In mid-August, when the market was enjoying its low-volatility grind higher, we observed that one of the biggest bears in the hedge fund industry, Crispin Odey, was having a bad year, with his hedge fund sinking some 30% through the end of July. Since then, conditions have only gotten more precarious for the billionaire hedge fund manager, and as the FT writes, for Odey, who is betting it all “on a violent unwind of a QE bubble”, the endgame may have arrived.
As Miles Johnson writes, “many financial commentators have warned that current monetary policy has inflated a bubble that will one day violently pop. Few of them have risked money betting on the precise manner in which a chaotic unwinding of quantitative easing will play out through financial markets. This makes the portfolio of Crispin Odey, a London-based hedge fund manager, an interesting outlier. Mr Odey is one of only a handful of investors who has backed up his dire prognosis for the global economy with a series of large, leveraged trades designed to pay off in the event of a crash.”
To be sure, as we noted two months ago, Odey’s bets are predicated on a collapse of Japanese bond prices, a surge in the price of gold and immolation of equities. Or as the FT puts, it, “If it works he may make hundreds of millions of dollars for his clients. If wrong his fund may not survive.“
However, while for Odey the endgame of fighting the Fed (and other central banks) may have arrived, he may have a problem cashing out, even if correct. As FT observes, a closer examination of Mr Odey’s individual positions reveal the ways in which he has translated his views into a set of assumptions about how markets will move in the event of a crisis. The biggest risk he now faces is even if the denouement he predicts finally arrives, his trades may well not react in the way he intended.
Odey’s first big assumption appears to be that market turmoil will cause the value of the US dollar to rise against other major currencies. His flagship hedge fund holds 104 per cent of its active currency exposure in the dollar, according to his most recent letter to investors. This presumably is based on the idea that severe market stress will see investors rush into the safety of the largest global reserve currency.
However, “this assumption needs to be questioned. In the event of a market catastrophe the only major central bank that has the ability to cut interest rates is the US Federal Reserve. If the Fed is forced to take action this could see the euro and the yen rise against the dollar, rather than fall. Added to this both the eurozone and Japan have comparatively strong current account positions. The dollar may indeed surge in a crisis, but it would be unwise to bet your house on it.”

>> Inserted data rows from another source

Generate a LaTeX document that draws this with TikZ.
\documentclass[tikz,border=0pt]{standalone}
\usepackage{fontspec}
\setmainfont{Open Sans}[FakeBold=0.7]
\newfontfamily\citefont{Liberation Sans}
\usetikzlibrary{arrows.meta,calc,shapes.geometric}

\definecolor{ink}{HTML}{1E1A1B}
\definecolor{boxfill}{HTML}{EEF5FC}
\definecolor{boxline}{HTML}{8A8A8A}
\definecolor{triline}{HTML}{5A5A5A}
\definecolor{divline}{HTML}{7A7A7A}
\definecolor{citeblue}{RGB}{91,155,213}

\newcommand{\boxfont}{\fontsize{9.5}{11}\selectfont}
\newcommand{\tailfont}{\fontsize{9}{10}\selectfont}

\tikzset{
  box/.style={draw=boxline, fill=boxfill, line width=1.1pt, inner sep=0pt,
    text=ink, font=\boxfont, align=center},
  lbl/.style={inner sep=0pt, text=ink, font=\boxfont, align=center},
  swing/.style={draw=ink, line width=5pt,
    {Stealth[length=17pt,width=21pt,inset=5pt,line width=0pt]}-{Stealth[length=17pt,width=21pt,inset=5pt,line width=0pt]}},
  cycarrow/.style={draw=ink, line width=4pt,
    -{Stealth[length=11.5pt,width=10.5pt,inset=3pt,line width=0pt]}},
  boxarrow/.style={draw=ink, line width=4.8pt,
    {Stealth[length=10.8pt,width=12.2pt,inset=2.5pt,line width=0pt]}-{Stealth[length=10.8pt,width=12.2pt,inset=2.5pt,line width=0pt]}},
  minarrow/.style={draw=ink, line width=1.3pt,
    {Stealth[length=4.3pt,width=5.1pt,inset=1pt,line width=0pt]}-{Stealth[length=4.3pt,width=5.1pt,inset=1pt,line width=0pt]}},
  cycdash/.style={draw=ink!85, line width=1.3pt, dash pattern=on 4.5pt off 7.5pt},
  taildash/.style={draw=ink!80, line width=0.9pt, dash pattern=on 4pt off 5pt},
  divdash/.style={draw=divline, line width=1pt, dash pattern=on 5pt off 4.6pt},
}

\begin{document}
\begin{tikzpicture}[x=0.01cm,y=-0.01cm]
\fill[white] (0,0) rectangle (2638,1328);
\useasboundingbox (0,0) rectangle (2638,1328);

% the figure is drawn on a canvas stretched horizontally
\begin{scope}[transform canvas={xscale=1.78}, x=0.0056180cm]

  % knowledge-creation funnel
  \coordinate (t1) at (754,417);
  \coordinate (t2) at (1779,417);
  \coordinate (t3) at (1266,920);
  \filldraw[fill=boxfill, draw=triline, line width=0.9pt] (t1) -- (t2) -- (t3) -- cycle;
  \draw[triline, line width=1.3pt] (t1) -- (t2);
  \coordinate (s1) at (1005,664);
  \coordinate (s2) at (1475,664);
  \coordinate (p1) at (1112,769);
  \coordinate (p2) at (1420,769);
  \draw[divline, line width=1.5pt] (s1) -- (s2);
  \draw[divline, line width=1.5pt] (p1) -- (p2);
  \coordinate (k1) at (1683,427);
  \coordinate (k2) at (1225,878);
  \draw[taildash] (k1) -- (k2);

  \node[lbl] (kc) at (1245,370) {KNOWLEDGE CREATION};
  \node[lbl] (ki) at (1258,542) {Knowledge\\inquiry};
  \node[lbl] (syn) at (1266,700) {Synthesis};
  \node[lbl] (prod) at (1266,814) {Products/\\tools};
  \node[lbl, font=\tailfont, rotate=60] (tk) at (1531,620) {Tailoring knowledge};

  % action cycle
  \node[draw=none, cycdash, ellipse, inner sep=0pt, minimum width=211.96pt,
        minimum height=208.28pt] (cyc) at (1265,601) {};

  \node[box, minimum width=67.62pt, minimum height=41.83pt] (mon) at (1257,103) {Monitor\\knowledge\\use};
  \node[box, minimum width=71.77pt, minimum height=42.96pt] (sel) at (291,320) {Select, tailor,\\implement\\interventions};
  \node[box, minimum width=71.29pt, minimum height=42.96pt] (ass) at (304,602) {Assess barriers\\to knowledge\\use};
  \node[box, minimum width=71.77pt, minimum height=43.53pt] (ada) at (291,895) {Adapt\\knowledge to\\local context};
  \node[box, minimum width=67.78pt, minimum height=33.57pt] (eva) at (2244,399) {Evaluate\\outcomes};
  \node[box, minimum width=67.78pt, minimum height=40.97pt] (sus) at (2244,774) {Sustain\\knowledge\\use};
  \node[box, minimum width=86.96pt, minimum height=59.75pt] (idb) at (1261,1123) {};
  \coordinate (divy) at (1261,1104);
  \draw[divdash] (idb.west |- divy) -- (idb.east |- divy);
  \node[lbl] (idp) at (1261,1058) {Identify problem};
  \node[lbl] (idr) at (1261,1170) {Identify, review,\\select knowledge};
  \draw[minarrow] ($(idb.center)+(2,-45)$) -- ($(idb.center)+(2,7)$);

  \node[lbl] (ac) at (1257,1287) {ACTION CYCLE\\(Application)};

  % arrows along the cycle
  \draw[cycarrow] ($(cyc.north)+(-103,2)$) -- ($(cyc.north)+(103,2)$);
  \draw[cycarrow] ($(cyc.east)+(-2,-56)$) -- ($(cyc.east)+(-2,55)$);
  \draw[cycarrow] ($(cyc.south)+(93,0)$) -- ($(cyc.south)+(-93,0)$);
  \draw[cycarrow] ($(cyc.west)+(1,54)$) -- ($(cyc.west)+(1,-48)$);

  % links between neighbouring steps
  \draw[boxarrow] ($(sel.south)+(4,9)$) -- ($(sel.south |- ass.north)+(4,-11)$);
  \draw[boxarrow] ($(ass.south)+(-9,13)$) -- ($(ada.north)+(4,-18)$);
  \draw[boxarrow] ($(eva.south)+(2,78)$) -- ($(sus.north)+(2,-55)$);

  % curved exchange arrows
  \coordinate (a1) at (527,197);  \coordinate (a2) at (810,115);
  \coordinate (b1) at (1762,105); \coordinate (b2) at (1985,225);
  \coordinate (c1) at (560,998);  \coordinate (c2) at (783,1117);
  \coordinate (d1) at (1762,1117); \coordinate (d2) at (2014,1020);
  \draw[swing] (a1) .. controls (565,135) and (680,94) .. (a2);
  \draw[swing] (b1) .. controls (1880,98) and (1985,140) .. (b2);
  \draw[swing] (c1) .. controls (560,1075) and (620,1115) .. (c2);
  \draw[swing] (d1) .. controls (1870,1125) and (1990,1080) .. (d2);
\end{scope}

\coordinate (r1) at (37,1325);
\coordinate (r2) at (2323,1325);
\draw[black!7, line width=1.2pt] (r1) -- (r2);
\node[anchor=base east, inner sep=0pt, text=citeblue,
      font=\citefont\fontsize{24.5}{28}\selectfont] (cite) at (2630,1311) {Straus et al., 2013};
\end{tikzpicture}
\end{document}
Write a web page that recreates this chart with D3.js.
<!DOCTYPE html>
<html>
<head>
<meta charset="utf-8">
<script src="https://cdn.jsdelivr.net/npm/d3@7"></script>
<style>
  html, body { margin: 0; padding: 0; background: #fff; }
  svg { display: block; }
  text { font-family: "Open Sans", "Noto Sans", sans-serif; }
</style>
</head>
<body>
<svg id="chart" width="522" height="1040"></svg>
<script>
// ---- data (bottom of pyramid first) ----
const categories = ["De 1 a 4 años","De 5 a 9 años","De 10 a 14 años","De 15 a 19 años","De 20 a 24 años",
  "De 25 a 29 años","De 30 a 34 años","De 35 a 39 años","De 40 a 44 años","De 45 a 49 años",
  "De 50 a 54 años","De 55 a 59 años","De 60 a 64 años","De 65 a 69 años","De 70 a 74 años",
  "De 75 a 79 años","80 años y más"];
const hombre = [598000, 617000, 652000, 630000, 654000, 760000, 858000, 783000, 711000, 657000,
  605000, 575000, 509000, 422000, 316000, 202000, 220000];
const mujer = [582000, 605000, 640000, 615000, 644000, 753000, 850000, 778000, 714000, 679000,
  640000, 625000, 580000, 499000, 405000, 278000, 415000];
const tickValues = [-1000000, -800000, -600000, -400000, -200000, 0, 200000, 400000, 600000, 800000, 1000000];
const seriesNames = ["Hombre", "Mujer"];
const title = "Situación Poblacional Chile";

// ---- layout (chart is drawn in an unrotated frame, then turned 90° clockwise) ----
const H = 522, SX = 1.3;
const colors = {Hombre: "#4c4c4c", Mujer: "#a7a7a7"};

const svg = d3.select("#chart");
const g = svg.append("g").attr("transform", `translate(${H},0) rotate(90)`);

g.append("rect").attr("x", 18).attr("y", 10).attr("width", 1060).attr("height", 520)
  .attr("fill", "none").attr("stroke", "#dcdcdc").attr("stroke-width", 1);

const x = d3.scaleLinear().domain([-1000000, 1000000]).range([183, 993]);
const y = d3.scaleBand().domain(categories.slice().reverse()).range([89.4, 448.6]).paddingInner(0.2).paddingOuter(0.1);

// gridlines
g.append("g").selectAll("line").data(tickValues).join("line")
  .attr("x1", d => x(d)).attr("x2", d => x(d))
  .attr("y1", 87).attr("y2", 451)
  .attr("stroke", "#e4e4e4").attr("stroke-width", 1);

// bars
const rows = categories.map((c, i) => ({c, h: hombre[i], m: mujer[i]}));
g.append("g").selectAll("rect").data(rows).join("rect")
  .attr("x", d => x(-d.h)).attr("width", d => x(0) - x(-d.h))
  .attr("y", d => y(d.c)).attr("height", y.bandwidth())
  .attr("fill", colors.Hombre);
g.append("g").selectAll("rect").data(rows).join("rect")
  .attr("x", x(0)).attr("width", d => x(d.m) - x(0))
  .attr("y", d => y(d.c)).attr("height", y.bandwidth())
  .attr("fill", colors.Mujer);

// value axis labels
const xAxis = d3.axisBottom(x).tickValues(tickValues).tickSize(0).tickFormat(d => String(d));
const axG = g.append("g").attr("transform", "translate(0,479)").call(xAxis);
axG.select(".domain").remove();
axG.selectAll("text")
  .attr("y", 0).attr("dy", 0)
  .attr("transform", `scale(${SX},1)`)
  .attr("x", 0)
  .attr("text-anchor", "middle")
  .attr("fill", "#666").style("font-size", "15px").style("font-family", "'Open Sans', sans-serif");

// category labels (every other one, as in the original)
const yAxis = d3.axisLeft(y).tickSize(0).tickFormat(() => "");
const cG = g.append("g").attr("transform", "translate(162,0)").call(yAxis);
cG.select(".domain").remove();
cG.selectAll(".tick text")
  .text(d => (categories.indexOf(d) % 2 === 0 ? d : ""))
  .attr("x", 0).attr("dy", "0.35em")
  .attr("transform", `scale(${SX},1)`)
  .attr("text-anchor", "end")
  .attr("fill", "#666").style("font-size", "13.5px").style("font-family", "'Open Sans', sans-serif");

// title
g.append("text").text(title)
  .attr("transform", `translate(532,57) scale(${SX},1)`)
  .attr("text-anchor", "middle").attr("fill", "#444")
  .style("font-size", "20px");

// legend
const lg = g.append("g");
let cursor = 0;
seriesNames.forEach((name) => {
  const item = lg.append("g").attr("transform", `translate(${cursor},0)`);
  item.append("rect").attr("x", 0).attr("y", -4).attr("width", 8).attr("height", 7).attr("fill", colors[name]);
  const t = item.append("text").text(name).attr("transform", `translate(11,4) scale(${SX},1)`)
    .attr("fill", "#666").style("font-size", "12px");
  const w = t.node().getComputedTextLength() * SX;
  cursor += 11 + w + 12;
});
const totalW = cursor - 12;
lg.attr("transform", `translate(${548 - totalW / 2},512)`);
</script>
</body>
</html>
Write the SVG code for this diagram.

Mr Odey’s second big trade is that Japanese government bond yields will explode higher as financial markets realise that the “all in” Bank of Japan has run out of ammunition. Some macro hedge funds have over the years attempted to short JGBs based on the idea that the country’s indebtedness and poor growth was incompatible with its low yields. JGB yields have continued to drop, leading to the trade being nicknamed the “widow maker”.
Here too, there is a gamble even assuming central banks lose control: “the premise that JGB yields will rise during market turmoil is no certainty. The Japanese are the world’s largest single owners of financial assets, which in the event of a crash would presumably be sold and funds repatriated into yen. Over the last two decades a strong yen has tended to coincide with a fall in Japanese government bond yields. Betting against JGBs in anticipation of a crisis may have painfully opposite consequences when a crisis arrives.”
But all of the above pales in comparison to Odey’s gold bet:
Mr Odey’s single biggest bet is that the value of gold will surge. This gold position represents an eye-watering 100 per cent of his fund’s net asset value, meaning a large rally or fall in its value may dictate the fate of his entire portfolio. His intellectual justification for the position is well rehearsed. He recently observed how “central banks have printed $80tn of money, backed by only $1.27tn of gold”. The real value of this “printed” money has therefore been debased and logically should fall when priced in gold.
Even here a “cashing out” problem emerges, because shoudl China implode, gold may end up being sold not bought: “Odey’s long gold position interacts with his overarching premise — that a crisis starting in China explodes through global markets. Large amounts of global gold demand come from Asia.”
In other words, while massively levered to an unprecedented, global failure of QE, Odey may not be able to profit even in that case, or as Johnson concludes “for those of us watching from the sidelines the lesson should be clear: predicting a crash is far easier than ensuring you profit from it.” What he ignores, also, is that in a worst case scenario where faith in not only central banking is lost, but fiat currencies lose value as a result while banks keel over left and right, just who will honor their contractual agreements to cash your shorts, or novate your CDS?
For Odey, the answers better come soon, because the only thing worse for his hedge fund and LPs than the end of the world coming in short notice, would be if central banks once again manage to keep the artificial market calm, cool and collected and levitating ever higher.